Wednesday, May 7, 2014

Remembering Gojira: Civilization Destroying Monsters



If you are like me you can't help but get caught up in the hoopla surrounding the rebooted edition of Godzilla set to premiere this month. But amidst the hysteria surrounding this film- new monsters, an ensemble cast, previews dropping almost daily -I can't help but wonder if many are missing the larger picture here with regards to the significance of a Godzilla movie dropping in this day and age.

Godzilla 2014 is said to hearken back to the original 1954 Toho feature Gojira- a film actually very different from the other 30 odd Godzilla films. Most folks here in the states know this movie as Godzilla, King of the Monsters! which is actually a bastardized cut of Gojira complete with an anglo actor cut into the original film. More significantly King of Monsters! diminishes the strong anti-nuclear sentiment of the original Gojira. Gojira was catharsis for the Japanese people. The brutal devastation of Godzilla a mirror to the hell on earth they suffered less than a decade before. While Japanese audience openly wept at the austere scenes of children suffering radiation sickness caused by an atomic monster American audiences lapped up the larger than life Kaiju monsters in the version that they saw of the film.

Gojira 1954. radiation sickness
radiation damage Sumiteru Taniguchi January 1946
Fukushima 2011
That the thematic intent of Godzilla as a parable to the horrors of the nuclear age was glossed over in the American version should not be so surprising.
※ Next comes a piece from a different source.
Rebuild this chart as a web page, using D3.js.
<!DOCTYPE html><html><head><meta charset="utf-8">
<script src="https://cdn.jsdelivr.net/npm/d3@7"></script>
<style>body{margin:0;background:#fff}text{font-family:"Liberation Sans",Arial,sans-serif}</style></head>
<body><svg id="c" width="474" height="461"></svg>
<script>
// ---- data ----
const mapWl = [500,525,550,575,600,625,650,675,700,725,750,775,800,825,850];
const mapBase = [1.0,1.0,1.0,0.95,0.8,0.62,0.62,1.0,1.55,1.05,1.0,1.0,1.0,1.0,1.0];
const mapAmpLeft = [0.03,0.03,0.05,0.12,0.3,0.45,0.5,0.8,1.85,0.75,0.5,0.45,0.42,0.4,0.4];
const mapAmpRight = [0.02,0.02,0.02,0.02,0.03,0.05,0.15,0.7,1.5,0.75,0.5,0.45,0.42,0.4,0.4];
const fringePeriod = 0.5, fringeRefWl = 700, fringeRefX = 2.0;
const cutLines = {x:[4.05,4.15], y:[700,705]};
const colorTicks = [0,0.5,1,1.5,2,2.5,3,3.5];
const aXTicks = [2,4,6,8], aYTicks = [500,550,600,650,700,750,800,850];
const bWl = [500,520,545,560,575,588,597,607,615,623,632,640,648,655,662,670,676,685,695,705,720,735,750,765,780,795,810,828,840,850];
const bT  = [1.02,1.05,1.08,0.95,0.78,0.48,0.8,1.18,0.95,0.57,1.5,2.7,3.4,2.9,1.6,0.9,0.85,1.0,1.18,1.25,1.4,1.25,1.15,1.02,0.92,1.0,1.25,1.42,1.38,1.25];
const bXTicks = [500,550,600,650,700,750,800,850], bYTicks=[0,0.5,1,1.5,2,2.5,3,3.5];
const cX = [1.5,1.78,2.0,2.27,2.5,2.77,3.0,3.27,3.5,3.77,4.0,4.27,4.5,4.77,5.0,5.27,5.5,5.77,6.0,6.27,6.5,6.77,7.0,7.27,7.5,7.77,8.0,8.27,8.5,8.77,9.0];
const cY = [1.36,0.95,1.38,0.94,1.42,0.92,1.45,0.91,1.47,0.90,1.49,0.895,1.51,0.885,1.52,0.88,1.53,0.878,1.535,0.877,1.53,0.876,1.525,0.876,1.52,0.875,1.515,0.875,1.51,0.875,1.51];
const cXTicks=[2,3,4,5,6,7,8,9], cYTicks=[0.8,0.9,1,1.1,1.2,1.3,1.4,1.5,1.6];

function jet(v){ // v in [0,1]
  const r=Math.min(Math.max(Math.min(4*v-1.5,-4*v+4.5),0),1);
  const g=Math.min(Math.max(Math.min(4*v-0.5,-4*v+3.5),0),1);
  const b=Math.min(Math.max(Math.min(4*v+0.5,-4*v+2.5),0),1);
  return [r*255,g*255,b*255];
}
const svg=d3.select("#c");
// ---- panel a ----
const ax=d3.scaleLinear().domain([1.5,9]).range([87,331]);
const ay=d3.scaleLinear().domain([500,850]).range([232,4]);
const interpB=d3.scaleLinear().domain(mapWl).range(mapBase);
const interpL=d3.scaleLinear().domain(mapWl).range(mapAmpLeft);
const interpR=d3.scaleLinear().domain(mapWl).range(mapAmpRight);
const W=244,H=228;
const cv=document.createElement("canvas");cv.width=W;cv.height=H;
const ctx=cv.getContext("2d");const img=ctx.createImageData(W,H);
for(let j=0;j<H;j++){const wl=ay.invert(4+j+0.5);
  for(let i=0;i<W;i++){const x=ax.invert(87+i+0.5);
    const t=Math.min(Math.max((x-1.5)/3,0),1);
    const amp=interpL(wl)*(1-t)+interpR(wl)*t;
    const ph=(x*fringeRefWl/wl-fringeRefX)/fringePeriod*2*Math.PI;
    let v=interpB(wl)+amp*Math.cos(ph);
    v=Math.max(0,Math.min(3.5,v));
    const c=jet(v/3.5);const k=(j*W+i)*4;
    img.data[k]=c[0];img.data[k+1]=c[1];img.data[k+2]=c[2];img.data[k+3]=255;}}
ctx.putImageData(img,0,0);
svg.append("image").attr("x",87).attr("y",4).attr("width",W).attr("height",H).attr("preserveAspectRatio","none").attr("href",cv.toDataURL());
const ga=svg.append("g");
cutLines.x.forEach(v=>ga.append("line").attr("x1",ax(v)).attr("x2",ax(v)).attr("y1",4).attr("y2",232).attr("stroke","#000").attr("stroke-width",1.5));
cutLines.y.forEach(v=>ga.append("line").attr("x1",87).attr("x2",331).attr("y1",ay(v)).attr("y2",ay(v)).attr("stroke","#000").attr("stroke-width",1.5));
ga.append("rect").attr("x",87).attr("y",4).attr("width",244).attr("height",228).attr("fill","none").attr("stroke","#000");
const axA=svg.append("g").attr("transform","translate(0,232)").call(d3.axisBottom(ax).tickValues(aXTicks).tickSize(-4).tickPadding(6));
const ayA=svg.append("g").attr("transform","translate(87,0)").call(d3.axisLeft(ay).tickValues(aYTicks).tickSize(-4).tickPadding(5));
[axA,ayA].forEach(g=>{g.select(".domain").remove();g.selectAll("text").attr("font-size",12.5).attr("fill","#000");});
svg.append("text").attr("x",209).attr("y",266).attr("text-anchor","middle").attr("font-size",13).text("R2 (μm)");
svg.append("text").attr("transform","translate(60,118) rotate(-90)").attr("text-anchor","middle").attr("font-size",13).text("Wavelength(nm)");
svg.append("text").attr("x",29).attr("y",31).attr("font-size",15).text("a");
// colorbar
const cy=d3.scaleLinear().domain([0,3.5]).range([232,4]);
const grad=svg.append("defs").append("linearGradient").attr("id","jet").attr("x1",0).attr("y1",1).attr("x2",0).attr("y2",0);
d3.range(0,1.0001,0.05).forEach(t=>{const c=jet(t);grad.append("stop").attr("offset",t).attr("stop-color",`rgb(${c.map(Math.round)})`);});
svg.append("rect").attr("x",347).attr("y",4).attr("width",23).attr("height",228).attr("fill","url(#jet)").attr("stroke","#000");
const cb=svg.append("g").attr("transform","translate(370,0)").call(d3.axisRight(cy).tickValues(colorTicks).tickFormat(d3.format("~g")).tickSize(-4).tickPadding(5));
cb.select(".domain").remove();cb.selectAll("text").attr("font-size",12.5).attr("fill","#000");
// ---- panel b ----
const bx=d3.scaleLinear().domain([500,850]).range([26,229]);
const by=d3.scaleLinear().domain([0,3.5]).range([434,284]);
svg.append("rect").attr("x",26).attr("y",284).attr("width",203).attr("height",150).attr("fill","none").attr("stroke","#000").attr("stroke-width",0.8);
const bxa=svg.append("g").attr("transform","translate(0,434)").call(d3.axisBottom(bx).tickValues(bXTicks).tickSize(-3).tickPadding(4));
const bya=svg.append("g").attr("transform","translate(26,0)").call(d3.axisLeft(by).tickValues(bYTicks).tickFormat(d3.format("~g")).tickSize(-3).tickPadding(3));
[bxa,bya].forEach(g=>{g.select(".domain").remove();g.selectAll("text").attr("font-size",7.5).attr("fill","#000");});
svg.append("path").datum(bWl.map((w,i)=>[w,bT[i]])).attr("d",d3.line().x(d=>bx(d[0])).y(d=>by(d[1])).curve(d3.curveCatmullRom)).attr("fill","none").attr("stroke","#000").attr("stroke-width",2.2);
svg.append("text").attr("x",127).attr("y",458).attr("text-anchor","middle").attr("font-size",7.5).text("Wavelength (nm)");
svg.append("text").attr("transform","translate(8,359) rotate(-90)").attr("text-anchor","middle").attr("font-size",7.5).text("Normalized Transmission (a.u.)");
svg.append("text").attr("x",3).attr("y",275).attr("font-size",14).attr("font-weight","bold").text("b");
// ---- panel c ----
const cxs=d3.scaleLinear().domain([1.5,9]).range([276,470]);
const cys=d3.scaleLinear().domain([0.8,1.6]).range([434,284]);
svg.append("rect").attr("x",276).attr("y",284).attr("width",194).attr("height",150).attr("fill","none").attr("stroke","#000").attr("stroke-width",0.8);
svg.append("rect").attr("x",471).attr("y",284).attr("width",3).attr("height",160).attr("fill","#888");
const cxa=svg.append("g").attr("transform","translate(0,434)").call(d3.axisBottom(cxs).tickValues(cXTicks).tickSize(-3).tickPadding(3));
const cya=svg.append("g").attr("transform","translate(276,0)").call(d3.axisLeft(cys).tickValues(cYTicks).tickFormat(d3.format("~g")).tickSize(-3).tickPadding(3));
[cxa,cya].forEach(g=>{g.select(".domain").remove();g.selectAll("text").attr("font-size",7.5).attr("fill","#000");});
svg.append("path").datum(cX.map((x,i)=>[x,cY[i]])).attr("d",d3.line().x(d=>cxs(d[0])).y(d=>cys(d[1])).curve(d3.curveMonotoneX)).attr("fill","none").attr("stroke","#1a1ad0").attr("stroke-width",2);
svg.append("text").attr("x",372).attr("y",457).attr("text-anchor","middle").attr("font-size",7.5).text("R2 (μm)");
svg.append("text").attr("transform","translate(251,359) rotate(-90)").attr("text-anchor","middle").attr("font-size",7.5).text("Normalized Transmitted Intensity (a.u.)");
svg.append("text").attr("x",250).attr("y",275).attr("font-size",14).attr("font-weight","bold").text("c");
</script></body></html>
It was after all the US that dropped the bomb 2x on Japan. And it was again the US that tested the H-bomb and poisoned Japanese tuna fishermen that strayed near near Bikini Atoll in the 1954 incident of Daigo Fukuryū Maru (第五福竜丸?Lucky Dragon 5.
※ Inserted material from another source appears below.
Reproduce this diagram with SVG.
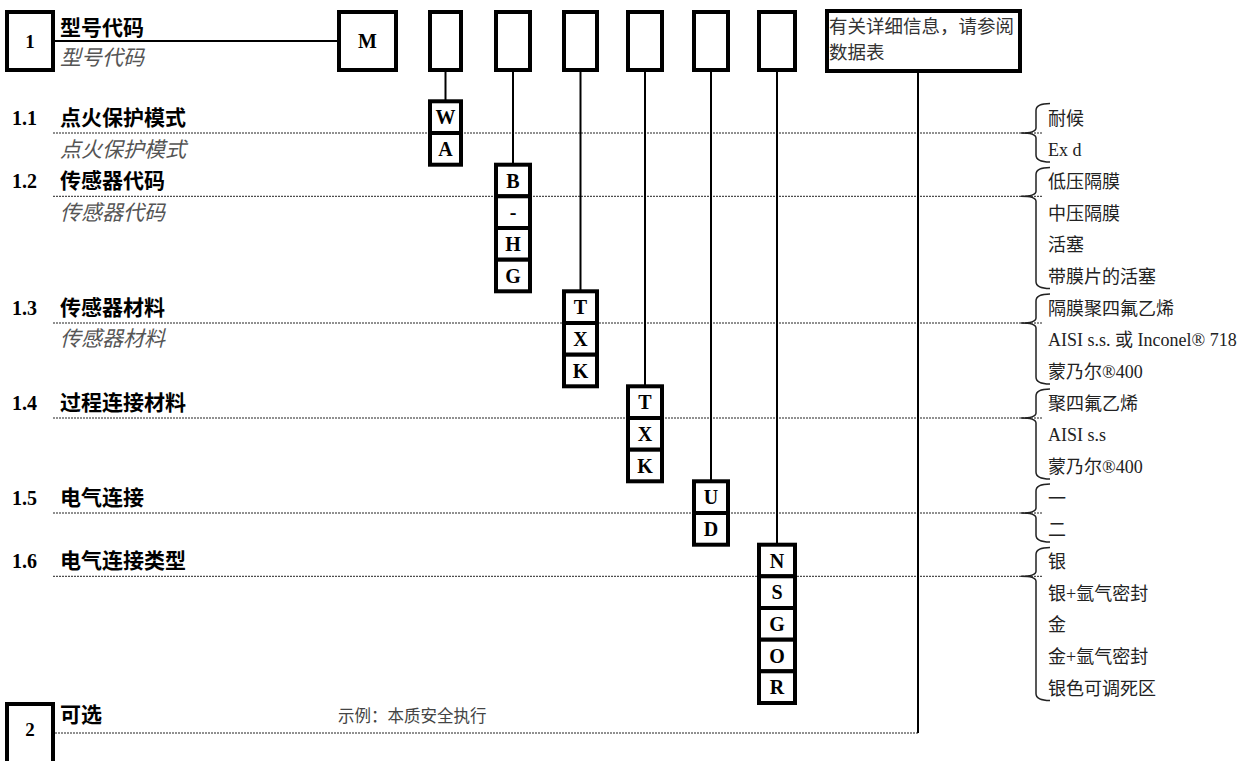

Castle Bravo. H-Bomb Mar 1 1954
And it is in this context, a decade after Hiroshima and Nagasaki and less than a year after the Lucky Dragon H-bomb incident, that the film Gojira is best understood.

Now fast-forward 60 years and Japan is still facing down monsters that come from the ocean. But this particular monster is not human wrought, it is the tsunami of 2011. But the subsequent failing of the nuclear reactor Fukushima is human wrought and every bit as scary as Godzilla. In addition to the situation in Japan we have America poking the Russian bear in the Ukraine, Pakistan and India, and several other nations chomping at the bit to get theirs all the while America trying to impose it's will for them not to have nuclear... It is in this context, 60 years after the most effective anti-nuclear film of all time that Godzilla is relaunched. And if you ask me the most interesting question about how this new roll-out of Godzilla is gonna go down it is not how big the monster is or what it fights but it is how this film treats and deals with the obvious and straining themes that the original Gojira highlighted.